TASK
Every line that contains the word "this" should be copied.

###

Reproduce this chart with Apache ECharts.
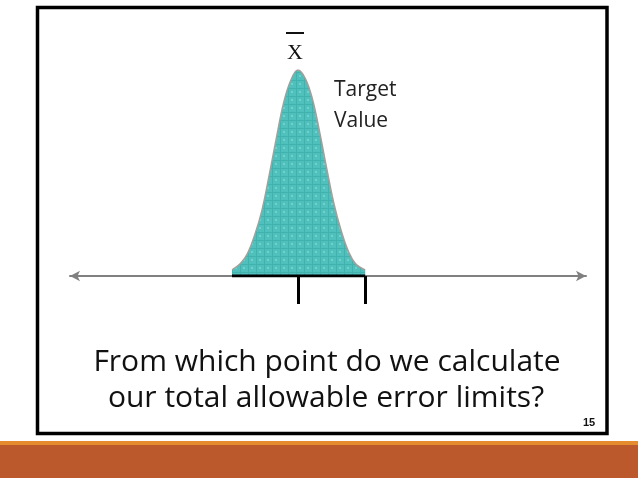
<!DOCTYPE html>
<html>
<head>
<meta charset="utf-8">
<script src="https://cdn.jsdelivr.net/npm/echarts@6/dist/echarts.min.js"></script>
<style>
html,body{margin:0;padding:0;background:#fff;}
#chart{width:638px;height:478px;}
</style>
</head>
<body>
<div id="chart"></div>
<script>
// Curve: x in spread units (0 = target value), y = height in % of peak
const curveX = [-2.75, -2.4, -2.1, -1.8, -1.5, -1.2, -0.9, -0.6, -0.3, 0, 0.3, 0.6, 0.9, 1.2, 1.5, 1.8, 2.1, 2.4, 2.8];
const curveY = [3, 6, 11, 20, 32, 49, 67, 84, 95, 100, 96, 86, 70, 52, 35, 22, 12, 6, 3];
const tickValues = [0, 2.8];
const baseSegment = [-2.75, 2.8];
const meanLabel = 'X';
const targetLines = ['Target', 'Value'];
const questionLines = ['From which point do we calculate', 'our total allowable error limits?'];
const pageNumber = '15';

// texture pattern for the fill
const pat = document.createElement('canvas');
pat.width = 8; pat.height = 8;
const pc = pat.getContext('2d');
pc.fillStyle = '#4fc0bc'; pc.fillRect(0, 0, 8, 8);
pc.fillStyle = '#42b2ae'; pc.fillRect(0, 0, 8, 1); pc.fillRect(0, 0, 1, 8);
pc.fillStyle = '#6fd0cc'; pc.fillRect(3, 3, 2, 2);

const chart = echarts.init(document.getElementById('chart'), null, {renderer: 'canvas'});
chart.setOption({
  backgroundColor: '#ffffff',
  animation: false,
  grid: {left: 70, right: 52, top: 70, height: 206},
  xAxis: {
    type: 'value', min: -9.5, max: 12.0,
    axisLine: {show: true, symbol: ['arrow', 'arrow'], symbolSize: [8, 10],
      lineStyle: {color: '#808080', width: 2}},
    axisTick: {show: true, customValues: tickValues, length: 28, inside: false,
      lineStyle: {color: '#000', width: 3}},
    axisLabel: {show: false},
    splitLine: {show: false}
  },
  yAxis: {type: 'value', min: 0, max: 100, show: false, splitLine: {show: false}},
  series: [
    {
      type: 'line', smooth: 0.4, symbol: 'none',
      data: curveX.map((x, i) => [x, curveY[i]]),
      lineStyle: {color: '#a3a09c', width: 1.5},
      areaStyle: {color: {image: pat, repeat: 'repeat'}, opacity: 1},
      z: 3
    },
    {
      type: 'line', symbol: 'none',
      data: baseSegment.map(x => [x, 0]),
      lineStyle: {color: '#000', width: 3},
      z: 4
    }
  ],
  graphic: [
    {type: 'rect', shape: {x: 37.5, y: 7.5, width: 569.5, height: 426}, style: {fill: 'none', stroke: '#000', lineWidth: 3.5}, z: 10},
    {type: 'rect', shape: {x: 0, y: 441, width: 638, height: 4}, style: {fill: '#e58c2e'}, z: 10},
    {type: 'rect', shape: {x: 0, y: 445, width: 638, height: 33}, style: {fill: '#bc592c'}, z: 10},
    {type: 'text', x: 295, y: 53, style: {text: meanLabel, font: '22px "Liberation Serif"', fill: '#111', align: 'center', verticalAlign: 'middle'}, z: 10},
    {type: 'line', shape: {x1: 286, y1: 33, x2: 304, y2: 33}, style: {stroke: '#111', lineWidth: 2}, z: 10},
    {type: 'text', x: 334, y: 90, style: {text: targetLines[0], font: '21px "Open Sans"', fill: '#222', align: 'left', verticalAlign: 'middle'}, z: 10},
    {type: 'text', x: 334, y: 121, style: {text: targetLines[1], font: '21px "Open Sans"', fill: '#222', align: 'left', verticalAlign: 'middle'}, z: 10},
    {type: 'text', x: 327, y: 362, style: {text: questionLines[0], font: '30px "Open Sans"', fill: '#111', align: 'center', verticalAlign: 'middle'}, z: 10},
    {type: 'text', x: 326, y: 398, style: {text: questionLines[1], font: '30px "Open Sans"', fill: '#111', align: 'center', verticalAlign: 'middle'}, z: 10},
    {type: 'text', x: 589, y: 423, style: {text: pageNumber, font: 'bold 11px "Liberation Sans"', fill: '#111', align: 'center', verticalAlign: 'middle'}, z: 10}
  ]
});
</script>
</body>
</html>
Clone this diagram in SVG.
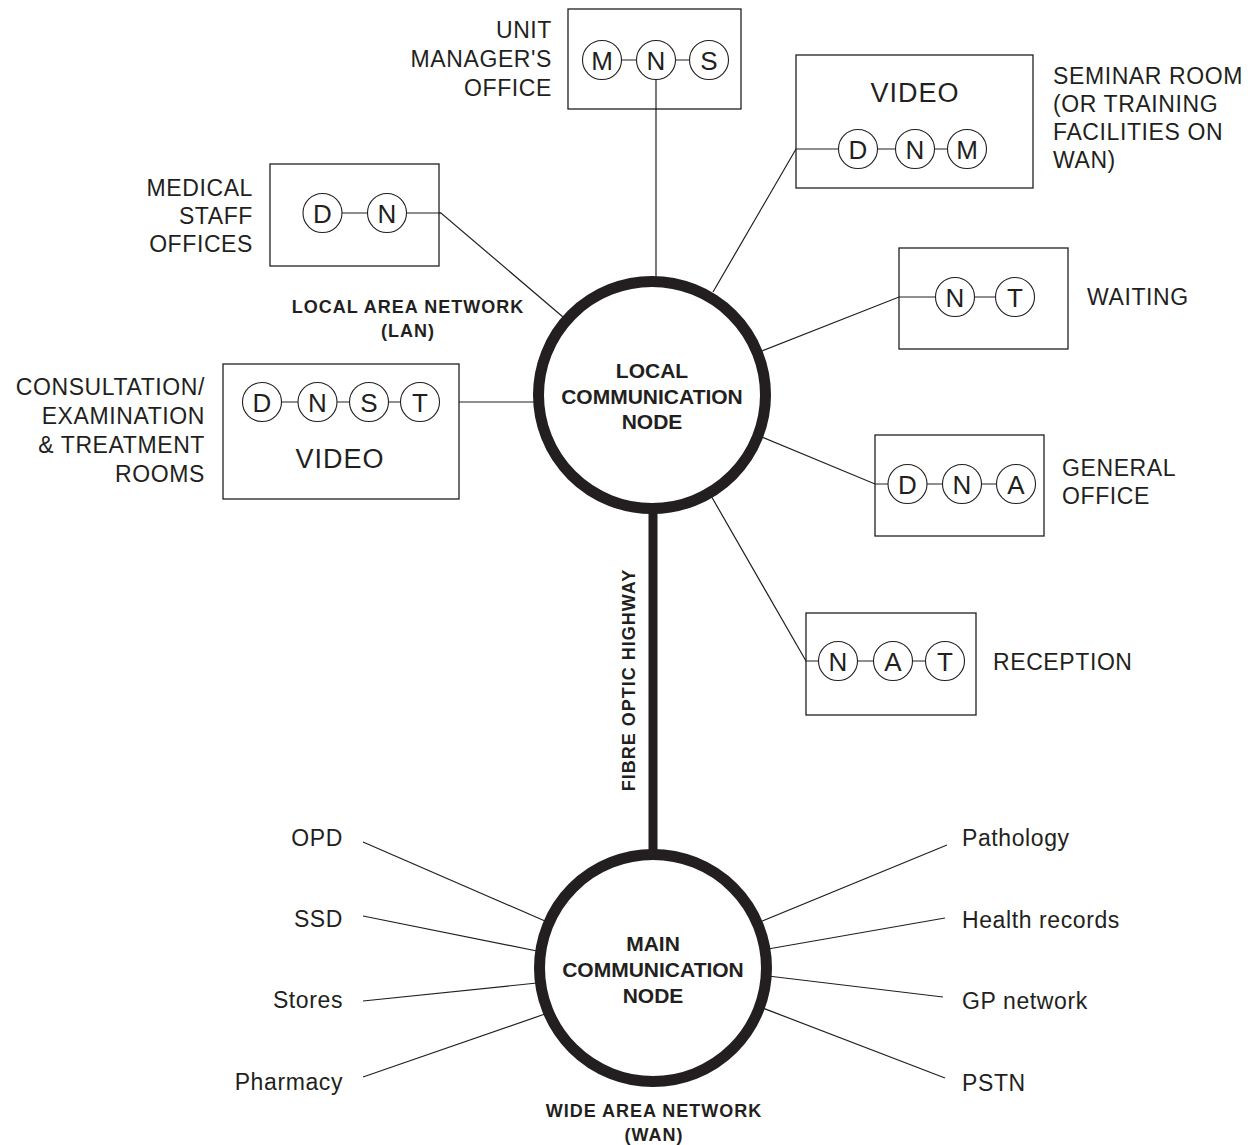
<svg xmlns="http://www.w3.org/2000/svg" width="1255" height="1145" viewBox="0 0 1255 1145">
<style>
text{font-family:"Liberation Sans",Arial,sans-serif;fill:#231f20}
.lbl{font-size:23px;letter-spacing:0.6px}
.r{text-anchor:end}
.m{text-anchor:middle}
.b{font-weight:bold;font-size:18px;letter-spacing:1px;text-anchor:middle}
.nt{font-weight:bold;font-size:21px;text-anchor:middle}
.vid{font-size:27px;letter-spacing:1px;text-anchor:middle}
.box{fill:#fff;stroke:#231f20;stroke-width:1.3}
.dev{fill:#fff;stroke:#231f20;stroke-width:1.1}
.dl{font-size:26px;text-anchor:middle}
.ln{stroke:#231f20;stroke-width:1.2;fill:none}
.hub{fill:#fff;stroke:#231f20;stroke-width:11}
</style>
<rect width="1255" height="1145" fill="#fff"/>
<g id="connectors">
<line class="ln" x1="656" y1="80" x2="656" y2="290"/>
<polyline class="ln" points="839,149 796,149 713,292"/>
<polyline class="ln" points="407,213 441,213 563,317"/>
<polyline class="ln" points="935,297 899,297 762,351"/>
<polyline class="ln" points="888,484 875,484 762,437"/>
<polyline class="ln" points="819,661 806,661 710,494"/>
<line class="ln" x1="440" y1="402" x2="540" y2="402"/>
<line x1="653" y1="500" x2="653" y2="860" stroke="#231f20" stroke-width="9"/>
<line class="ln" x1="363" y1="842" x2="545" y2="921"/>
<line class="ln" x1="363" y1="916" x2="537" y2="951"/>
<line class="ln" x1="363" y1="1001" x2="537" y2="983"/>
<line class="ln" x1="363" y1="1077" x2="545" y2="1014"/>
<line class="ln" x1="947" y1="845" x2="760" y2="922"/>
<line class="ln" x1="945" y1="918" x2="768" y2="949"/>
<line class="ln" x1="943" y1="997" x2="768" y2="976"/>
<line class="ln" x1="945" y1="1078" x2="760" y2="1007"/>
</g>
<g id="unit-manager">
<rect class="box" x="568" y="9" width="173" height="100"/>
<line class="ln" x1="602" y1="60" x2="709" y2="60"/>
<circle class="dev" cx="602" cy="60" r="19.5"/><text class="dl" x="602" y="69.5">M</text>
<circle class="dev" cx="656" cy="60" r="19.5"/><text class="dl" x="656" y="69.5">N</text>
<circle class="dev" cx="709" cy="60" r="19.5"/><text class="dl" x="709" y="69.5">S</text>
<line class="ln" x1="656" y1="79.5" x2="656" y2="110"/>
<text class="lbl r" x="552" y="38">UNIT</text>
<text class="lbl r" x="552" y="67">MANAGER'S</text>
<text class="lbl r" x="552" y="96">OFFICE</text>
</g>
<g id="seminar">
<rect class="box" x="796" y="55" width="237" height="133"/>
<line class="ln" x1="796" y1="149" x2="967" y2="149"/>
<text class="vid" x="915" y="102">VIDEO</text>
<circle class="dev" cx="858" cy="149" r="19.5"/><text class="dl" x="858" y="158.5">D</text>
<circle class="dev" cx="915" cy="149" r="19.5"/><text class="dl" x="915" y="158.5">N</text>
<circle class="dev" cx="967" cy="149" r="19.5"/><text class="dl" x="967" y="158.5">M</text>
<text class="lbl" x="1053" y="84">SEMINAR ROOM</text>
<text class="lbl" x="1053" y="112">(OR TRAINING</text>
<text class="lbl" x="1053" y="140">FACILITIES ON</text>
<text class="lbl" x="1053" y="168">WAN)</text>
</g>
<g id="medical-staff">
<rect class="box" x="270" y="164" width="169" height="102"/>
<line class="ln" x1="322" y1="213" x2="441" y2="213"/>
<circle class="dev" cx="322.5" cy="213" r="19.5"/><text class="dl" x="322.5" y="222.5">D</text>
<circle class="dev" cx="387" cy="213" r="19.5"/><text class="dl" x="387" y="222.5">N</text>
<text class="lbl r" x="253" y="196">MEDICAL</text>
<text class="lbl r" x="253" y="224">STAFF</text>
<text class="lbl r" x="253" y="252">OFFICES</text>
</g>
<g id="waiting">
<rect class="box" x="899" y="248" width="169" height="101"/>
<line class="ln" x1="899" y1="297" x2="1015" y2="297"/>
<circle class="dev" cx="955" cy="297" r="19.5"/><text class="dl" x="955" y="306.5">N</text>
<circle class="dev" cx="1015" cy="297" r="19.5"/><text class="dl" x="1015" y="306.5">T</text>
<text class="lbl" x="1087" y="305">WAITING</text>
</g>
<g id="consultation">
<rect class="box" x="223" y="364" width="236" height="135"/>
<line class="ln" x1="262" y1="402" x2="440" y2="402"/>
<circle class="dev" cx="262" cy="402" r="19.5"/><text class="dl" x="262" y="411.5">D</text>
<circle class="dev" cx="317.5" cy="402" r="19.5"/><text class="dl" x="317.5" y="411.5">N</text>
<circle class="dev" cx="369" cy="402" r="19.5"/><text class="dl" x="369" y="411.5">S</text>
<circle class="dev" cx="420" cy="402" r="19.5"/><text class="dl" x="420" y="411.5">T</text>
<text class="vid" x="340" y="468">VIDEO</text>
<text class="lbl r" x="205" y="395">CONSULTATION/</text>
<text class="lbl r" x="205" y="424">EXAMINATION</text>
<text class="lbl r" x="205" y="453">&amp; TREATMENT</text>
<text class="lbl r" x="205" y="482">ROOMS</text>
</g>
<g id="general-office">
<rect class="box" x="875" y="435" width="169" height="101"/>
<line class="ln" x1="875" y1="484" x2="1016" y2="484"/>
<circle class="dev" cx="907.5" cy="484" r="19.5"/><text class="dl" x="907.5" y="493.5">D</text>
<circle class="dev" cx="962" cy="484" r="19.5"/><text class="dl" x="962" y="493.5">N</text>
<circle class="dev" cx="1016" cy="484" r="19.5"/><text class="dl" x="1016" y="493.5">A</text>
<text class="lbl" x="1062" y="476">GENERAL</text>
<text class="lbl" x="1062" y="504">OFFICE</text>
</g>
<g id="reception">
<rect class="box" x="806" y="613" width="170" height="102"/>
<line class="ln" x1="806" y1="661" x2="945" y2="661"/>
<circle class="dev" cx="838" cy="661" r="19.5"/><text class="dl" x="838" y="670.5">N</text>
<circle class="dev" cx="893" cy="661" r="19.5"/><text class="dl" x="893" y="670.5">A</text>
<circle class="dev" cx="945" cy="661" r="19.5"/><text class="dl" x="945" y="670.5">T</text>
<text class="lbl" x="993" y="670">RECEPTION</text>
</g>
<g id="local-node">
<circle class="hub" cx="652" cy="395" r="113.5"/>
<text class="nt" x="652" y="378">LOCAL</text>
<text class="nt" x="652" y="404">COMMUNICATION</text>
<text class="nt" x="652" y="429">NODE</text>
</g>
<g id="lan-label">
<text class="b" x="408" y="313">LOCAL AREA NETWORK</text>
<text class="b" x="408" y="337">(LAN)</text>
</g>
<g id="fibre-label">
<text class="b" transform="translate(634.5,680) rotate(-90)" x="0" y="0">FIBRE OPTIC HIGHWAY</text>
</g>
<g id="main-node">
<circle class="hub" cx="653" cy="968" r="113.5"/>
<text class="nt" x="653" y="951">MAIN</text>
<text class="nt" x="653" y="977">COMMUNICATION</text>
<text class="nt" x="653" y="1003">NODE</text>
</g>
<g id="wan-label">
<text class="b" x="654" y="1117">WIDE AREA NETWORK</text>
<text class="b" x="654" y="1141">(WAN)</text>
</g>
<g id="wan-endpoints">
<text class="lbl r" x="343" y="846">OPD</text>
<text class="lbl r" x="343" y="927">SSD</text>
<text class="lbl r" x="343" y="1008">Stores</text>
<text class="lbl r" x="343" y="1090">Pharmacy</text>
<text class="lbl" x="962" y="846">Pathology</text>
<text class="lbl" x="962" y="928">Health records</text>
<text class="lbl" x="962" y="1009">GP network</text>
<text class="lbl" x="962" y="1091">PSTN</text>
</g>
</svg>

###

CORRECT ANSWER
Reproduce this chart with Apache ECharts.
Clone this diagram in SVG.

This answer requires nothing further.